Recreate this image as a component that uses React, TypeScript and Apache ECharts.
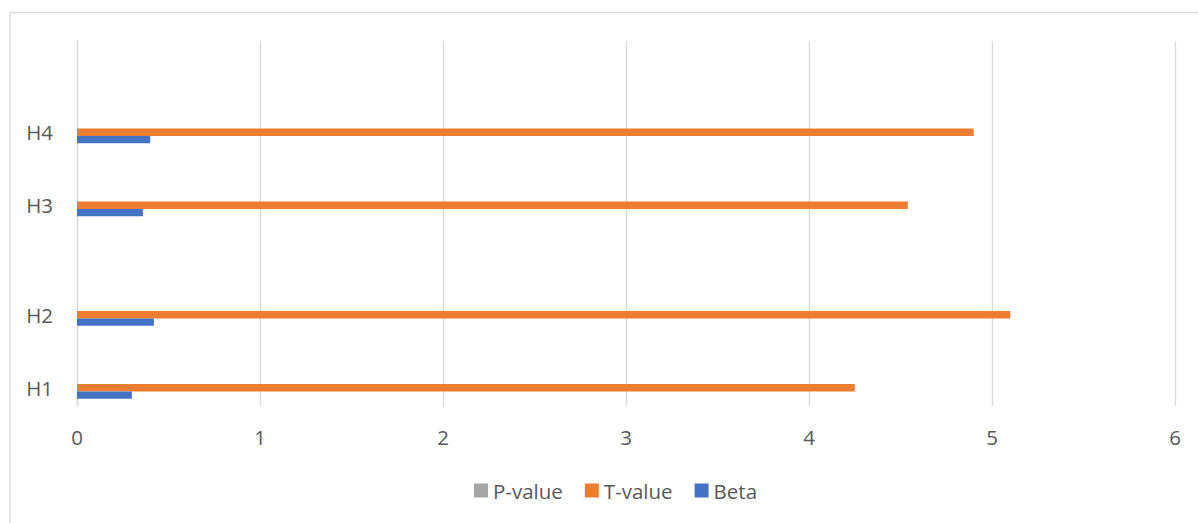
import React, { useEffect, useRef } from "react";
import * as echarts from "echarts";

// Hypothesis rows, bottom to top; empty strings are spacer rows in the sheet
const categories = ["H1", "", "H2", "", "", "H3", "", "H4", "", ""];
const pValues = [0, null, 0, null, null, 0, null, 0, null, null];
const tValues = [4.25, null, 5.1, null, null, 4.54, null, 4.9, null, null];
const betaValues = [0.3, null, 0.42, null, null, 0.36, null, 0.4, null, null];
const xTicks = { min: 0, max: 6, interval: 1 };

const FONT = "'Open Sans', 'Noto Sans', sans-serif";
const TEXT = "#595959";
const GRID = "#d9d9d9";

export default function App() {
  const ref = useRef<HTMLDivElement>(null);

  useEffect(() => {
    document.body.style.margin = "0";
    const chart = echarts.init(ref.current!, null, { renderer: "svg" });
    const bar = (name: string, data: (number | null)[], color: string) => ({
      name,
      type: "bar",
      data,
      barWidth: 7.3,
      barGap: "0%",
      itemStyle: { color },
    });
    chart.setOption({
      animation: false,
      textStyle: { fontFamily: FONT },
      graphic: [
        {
          type: "rect",
          shape: { x: 10, y: 12.5, width: 1400, height: 700 },
          style: { fill: "none", stroke: GRID, lineWidth: 1.3 },
          silent: true,
        },
      ],
      grid: { left: 77, right: 23, top: 41, bottom: 117 },
      legend: {
        data: ["P-value", "T-value", "Beta"],
        top: 475,
        left: 469,
        itemWidth: 14,
        itemHeight: 14,
        itemGap: 22,
        icon: "rect",
        textStyle: { color: TEXT, fontSize: 20.5, fontFamily: FONT },
      },
      xAxis: {
        type: "value",
        min: xTicks.min,
        max: xTicks.max,
        interval: xTicks.interval,
        axisLine: { show: false },
        axisTick: { show: false },
        axisLabel: { color: TEXT, fontSize: 20.5, margin: 20, fontFamily: FONT },
        splitLine: { lineStyle: { color: GRID, width: 1.3 } },
      },
      yAxis: {
        type: "category",
        data: categories,
        axisLine: { lineStyle: { color: GRID, width: 1.3 } },
        axisTick: { show: false },
        axisLabel: { color: TEXT, fontSize: 20.5, margin: 24, interval: 0, fontFamily: FONT },
      },
      series: [
        bar("P-value", pValues, "#a5a5a5"),
        bar("T-value", tValues, "#ed7d31"),
        bar("Beta", betaValues, "#4472c4"),
      ],
    });
    return () => chart.dispose();
  }, []);

  return <div ref={ref} style={{ width: 1198, height: 523 }} />;
}
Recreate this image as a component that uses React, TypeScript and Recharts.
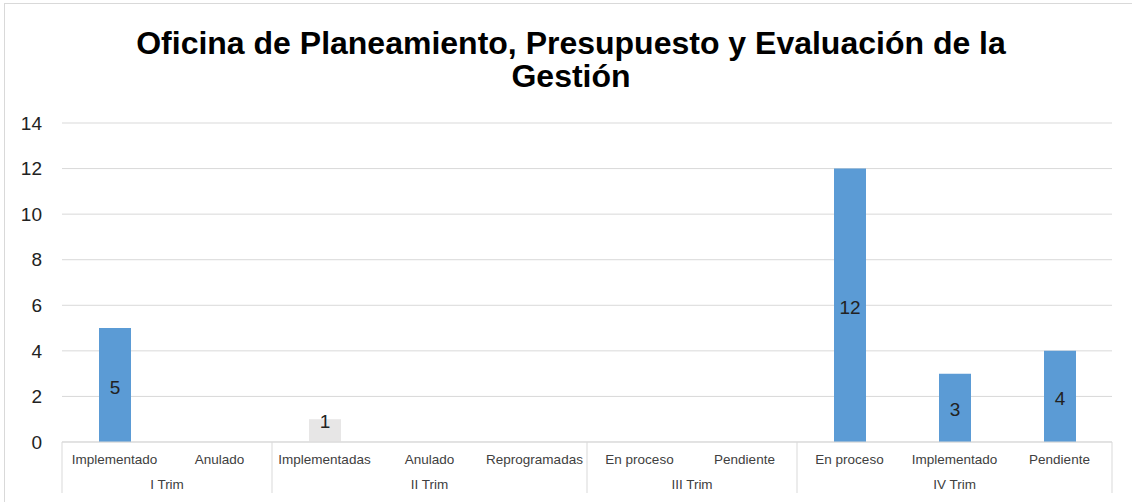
import { BarChart, Bar, XAxis, YAxis, CartesianGrid, LabelList, Cell } from 'recharts';

// categories (bottom level) and their quarter groups
const categories = [
  'Implementado', 'Anulado',
  'Implementadas', 'Anulado', 'Reprogramadas',
  'En proceso', 'Pendiente',
  'En proceso', 'Implementado', 'Pendiente',
];
const groupNames = ['I Trim', 'II Trim', 'III Trim', 'IV Trim'];
const groupSizes = [2, 3, 2, 3];
const values: (number | null)[] = [5, null, 1, null, null, null, null, 12, 3, 4];
const barColors = ['#5B9BD5', '#5B9BD5', '#E7E6E6', '#5B9BD5', '#5B9BD5', '#5B9BD5', '#5B9BD5', '#5B9BD5', '#5B9BD5', '#5B9BD5'];
const yTicks = [0, 2, 4, 6, 8, 10, 12, 14];

const W = 1132;
const H = 502;
const PLOT_LEFT = 62;
const PLOT_RIGHT = 1112;
const PLOT_TOP = 123;
const PLOT_BOTTOM = 442;
const BAND = (PLOT_RIGHT - PLOT_LEFT) / categories.length;
const GRID = '#D9D9D9';
const FONT = 'Liberation Sans, Arial, sans-serif';

const data = categories.map((c, i) => ({ cat: c, key: `${i}`, value: values[i] }));

// group start indices
const groupStarts: number[] = [];
groupSizes.reduce((acc, n) => {
  groupStarts.push(acc);
  return acc + n;
}, 0);

const CatTick = (props: any) => {
  const { x, payload } = props;
  return (
    <text x={x} y={PLOT_BOTTOM + 22} textAnchor="middle" fontSize={13.5} fill="#404040" fontFamily={FONT}>
      {categories[payload.index]}
    </text>
  );
};

const GroupTick = (props: any) => {
  const { x, payload } = props;
  const idx = payload.index;
  const g = groupStarts.indexOf(idx);
  const last = idx === categories.length - 1;
  return (
    <g>
      {g >= 0 && (
        <>
          <line x1={x - BAND / 2} x2={x - BAND / 2} y1={PLOT_BOTTOM} y2={PLOT_BOTTOM + 51} stroke={GRID} />
          <text
            x={x + ((groupSizes[g] - 1) * BAND) / 2}
            y={PLOT_BOTTOM + 47}
            textAnchor="middle"
            fontSize={13.5}
            fill="#404040"
            fontFamily={FONT}
          >
            {groupNames[g]}
          </text>
        </>
      )}
      {last && <line x1={x + BAND / 2} x2={x + BAND / 2} y1={PLOT_BOTTOM} y2={PLOT_BOTTOM + 51} stroke={GRID} />}
    </g>
  );
};

// value label: centred in the bar, pushed up for very short bars
const ValueLabel = (props: any) => {
  const { x, y, width, height, value } = props;
  if (value == null) return null;
  const cy = height < 30 ? y + 2 : y + height / 2 + 2;
  return (
    <text x={x + width / 2} y={cy} dy="0.35em" textAnchor="middle" fontSize={19} fill="#222" fontFamily={FONT}>
      {value}
    </text>
  );
};

export default function App() {
  return (
    <div style={{ position: 'absolute', left: 0, top: 0, width: W, height: H, background: '#fff', overflow: 'hidden' }}>
      <div
        style={{
          position: 'absolute',
          left: 4,
          top: 3,
          width: W,
          height: H,
          borderTop: `1px solid ${GRID}`,
          borderLeft: `1px solid ${GRID}`,
        }}
      />
      <div
        style={{
          position: 'absolute',
          left: 0,
          top: 27,
          width: 1142,
          textAlign: 'center',
          fontFamily: FONT,
          fontWeight: 'bold',
          fontSize: 32,
          lineHeight: '33px',
          color: '#000',
        }}
      >
        Oficina de Planeamiento, Presupuesto y Evaluación de la
        <br />
        Gestión
      </div>
      <div style={{ position: 'absolute', left: 0, top: 0 }}>
        <BarChart
          width={W}
          height={H}
          data={data}
          margin={{ top: PLOT_TOP, right: W - PLOT_RIGHT, left: 0, bottom: 0 }}
          barSize={32}
        >
          <CartesianGrid vertical={false} stroke={GRID} />
          <XAxis
            xAxisId={0}
            dataKey="key"
            height={30}
            tick={<CatTick />}
            tickLine={false}
            axisLine={{ stroke: GRID }}
            interval={0}
          />
          <XAxis
            xAxisId="group"
            dataKey="key"
            height={30}
            tick={<GroupTick />}
            tickLine={false}
            axisLine={false}
            interval={0}
          />
          <YAxis
            width={PLOT_LEFT}
            domain={[0, 14]}
            ticks={yTicks}
            axisLine={false}
            tickLine={false}
            tickMargin={14}
            tick={{ fontSize: 19, fill: '#222', fontFamily: FONT }}
          />
          <Bar dataKey="value" xAxisId={0} isAnimationActive={false}>
            {data.map((d, i) => (
              <Cell key={d.key} fill={barColors[i]} />
            ))}
            <LabelList dataKey="value" content={<ValueLabel />} />
          </Bar>
        </BarChart>
      </div>
    </div>
  );
}
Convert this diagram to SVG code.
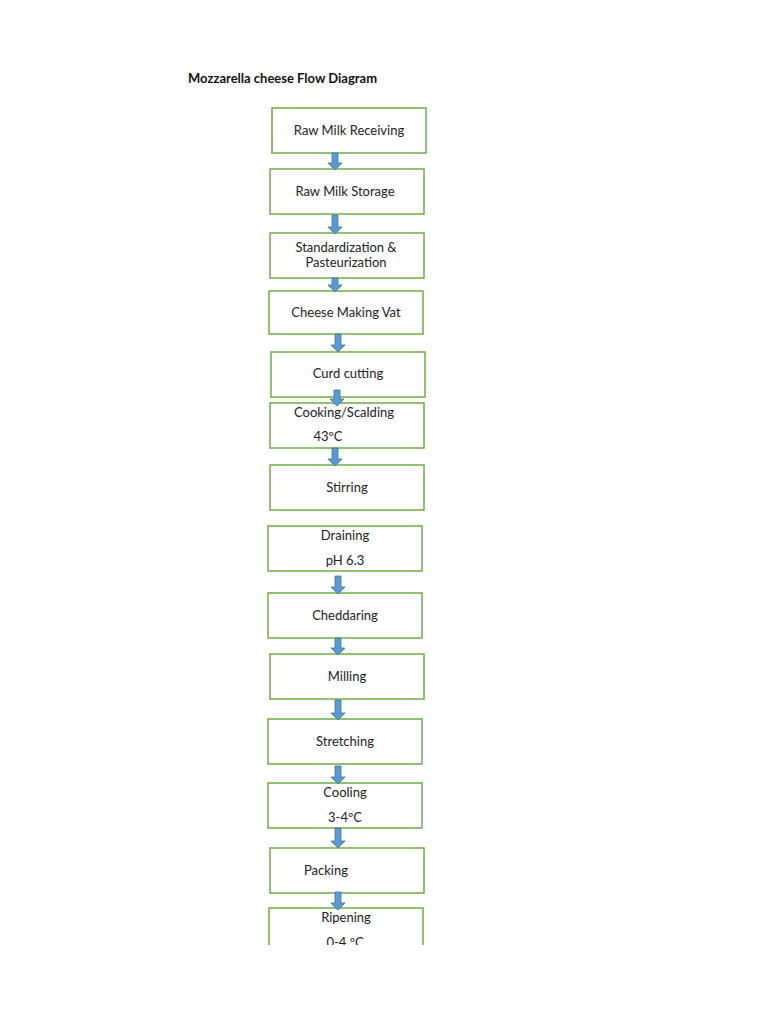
<svg xmlns="http://www.w3.org/2000/svg" width="768" height="1024" viewBox="0 0 768 1024">
<style>
.b{fill:#fff;stroke:#70AD47;stroke-width:1.5}
.t{font-family:Lato,"Liberation Sans",sans-serif;font-size:13px;fill:#222;text-anchor:middle}
.a{fill:#5B9BD5;stroke:#41719C;stroke-width:0.8}
</style>
<defs>
<clipPath id="pg"><rect x="0" y="0" width="768" height="945"/></clipPath>
<path id="ar" d="M-3,0 H3 V-5 H-3 Z"/>
</defs>
<rect width="768" height="1024" fill="#fff"/>
<text x="188" y="83" style="font-family:Lato,'Liberation Sans',sans-serif;font-size:13px;font-weight:bold;fill:#111">Mozzarella cheese Flow Diagram</text>
<g clip-path="url(#pg)">
<g id="n1"><rect class="b" x="272" y="108" width="154" height="45"/><text class="t" x="349" y="135">Raw Milk Receiving</text></g>
<g id="n2"><rect class="b" x="270" y="169" width="154" height="45"/><text class="t" x="345" y="196">Raw Milk Storage</text></g>
<g id="n3"><rect class="b" x="270" y="233" width="154" height="45"/><text class="t" x="346" y="252">Standardization &amp;</text><text class="t" x="346" y="267">Pasteurization</text></g>
<g id="n4"><rect class="b" x="269" y="291" width="154" height="43"/><text class="t" x="346" y="317">Cheese Making Vat</text></g>
<g id="n5"><rect class="b" x="271" y="352" width="154" height="45"/><text class="t" x="348" y="378">Curd cutting</text></g>
<g id="n6"><rect class="b" x="270" y="403" width="154" height="45"/><text class="t" x="344" y="417">Cooking/Scalding</text><text class="t" x="328" y="441">43ºC</text></g>
<g id="n7"><rect class="b" x="270" y="465" width="154" height="45"/><text class="t" x="347" y="492">Stirring</text></g>
<g id="n8"><rect class="b" x="268" y="526" width="154" height="45"/><text class="t" x="345" y="540">Draining</text><text class="t" x="345" y="565">pH 6.3</text></g>
<g id="n9"><rect class="b" x="268" y="593" width="154" height="45"/><text class="t" x="345" y="620">Cheddaring</text></g>
<g id="n10"><rect class="b" x="270" y="654" width="154" height="45"/><text class="t" x="347" y="681">Milling</text></g>
<g id="n11"><rect class="b" x="268" y="719" width="154" height="45"/><text class="t" x="345" y="746">Stretching</text></g>
<g id="n12"><rect class="b" x="268" y="783" width="154" height="45"/><text class="t" x="345" y="797">Cooling</text><text class="t" x="345" y="822">3-4ºC</text></g>
<g id="n13"><rect class="b" x="270" y="848" width="154" height="45"/><text class="t" x="326" y="875">Packing</text></g>
<g id="n14"><rect class="b" x="269" y="908" width="154" height="60"/><text class="t" x="346" y="922">Ripening</text><text class="t" x="345" y="947">0-4 ºC</text></g>
<g id="connectors">
<path class="a" d="M332,153 h6 v10 h4 l-7,7 l-7,-7 h4 z"/>
<path class="a" d="M332,215 h6 v12 h4 l-7,7 l-7,-7 h4 z"/>
<path class="a" d="M332,278 h6 v7 h4 l-7,7 l-7,-7 h4 z"/>
<path class="a" d="M335,334 h6 v11 h4 l-7,7 l-7,-7 h4 z"/>
<path class="a" d="M334,390 h6 v9 h4 l-7,7 l-7,-7 h4 z"/>
<path class="a" d="M332,448 h6 v11 h4 l-7,7 l-7,-7 h4 z"/>
<path class="a" d="M335,576 h6 v11 h4 l-7,7 l-7,-7 h4 z"/>
<path class="a" d="M335,638 h6 v10 h4 l-7,7 l-7,-7 h4 z"/>
<path class="a" d="M335,700 h6 v13 h4 l-7,7 l-7,-7 h4 z"/>
<path class="a" d="M335,766 h6 v11 h4 l-7,7 l-7,-7 h4 z"/>
<path class="a" d="M335,828 h6 v13 h4 l-7,7 l-7,-7 h4 z"/>
<path class="a" d="M335,892 h6 v11 h4 l-7,7 l-7,-7 h4 z"/>
</g>
</g>
</svg>
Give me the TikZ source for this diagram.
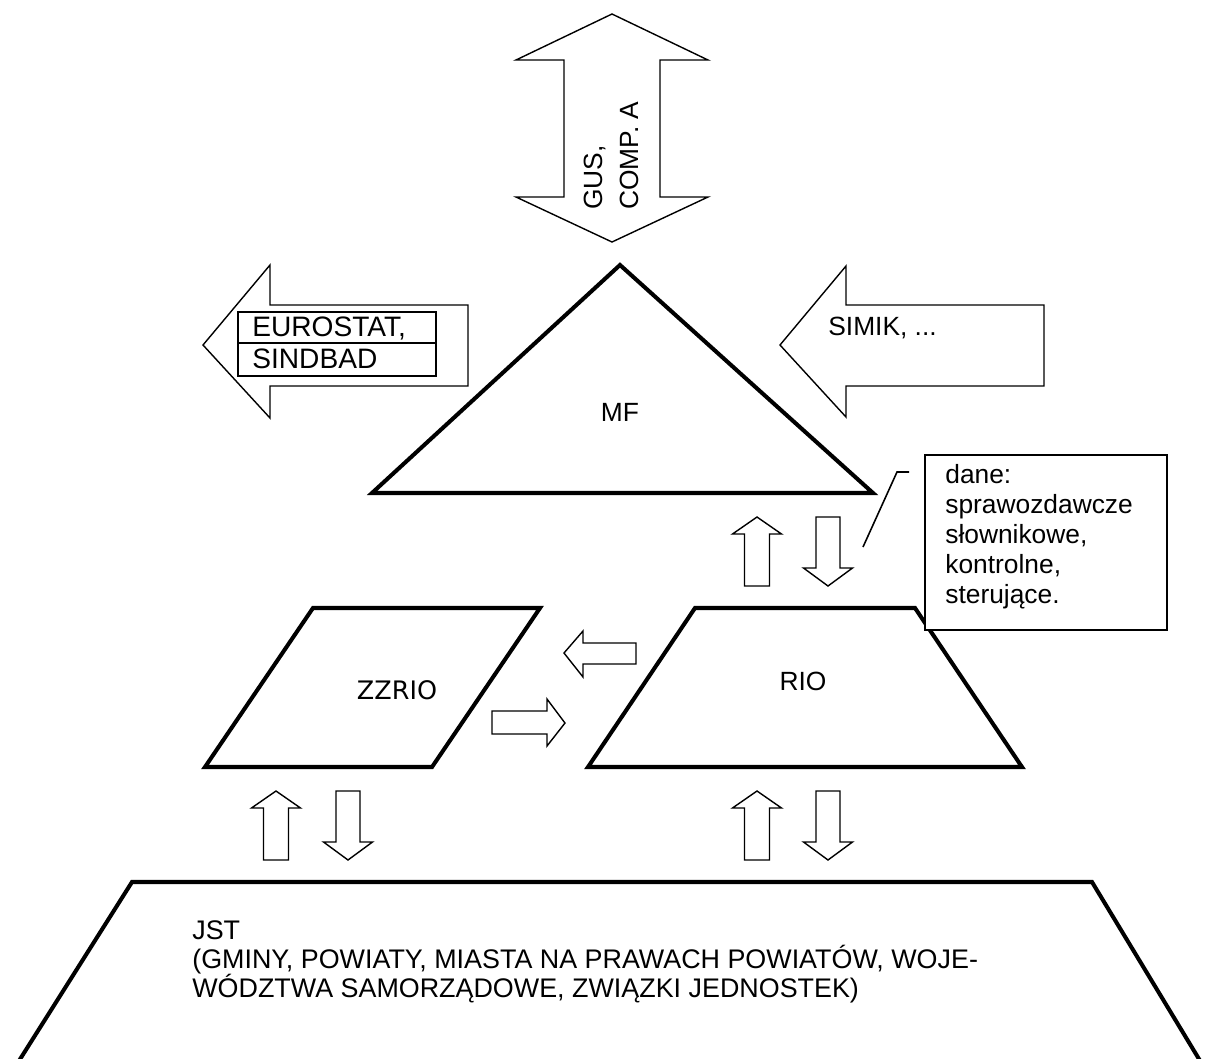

------------------------------------------------

● **WHAT THE TASK REQUIRES**
Reproduce the data above exactly, but only the lines from the one showing "TypeScript and Recharts." through the one showing "const data = categories.map((c, i)", with both ends kept and the pictures left out.

● **SOLVED EXERCISE**
Recreate this image as a component that uses React, TypeScript and Recharts.
import { BarChart, Bar, XAxis, YAxis, CartesianGrid, LabelList, Cell } from 'recharts';

// categories (bottom level) and their quarter groups
const categories = [
  'Implementado', 'Anulado',
  'Implementadas', 'Anulado', 'Reprogramadas',
  'En proceso', 'Pendiente',
  'En proceso', 'Implementado', 'Pendiente',
];
const groupNames = ['I Trim', 'II Trim', 'III Trim', 'IV Trim'];
const groupSizes = [2, 3, 2, 3];
const values: (number | null)[] = [5, null, 1, null, null, null, null, 12, 3, 4];
const barColors = ['#5B9BD5', '#5B9BD5', '#E7E6E6', '#5B9BD5', '#5B9BD5', '#5B9BD5', '#5B9BD5', '#5B9BD5', '#5B9BD5', '#5B9BD5'];
const yTicks = [0, 2, 4, 6, 8, 10, 12, 14];

const W = 1132;
const H = 502;
const PLOT_LEFT = 62;
const PLOT_RIGHT = 1112;
const PLOT_TOP = 123;
const PLOT_BOTTOM = 442;
const BAND = (PLOT_RIGHT - PLOT_LEFT) / categories.length;
const GRID = '#D9D9D9';
const FONT = 'Liberation Sans, Arial, sans-serif';

const data = categories.map((c, i) => ({ cat: c, key: `${i}`, value: values[i] }));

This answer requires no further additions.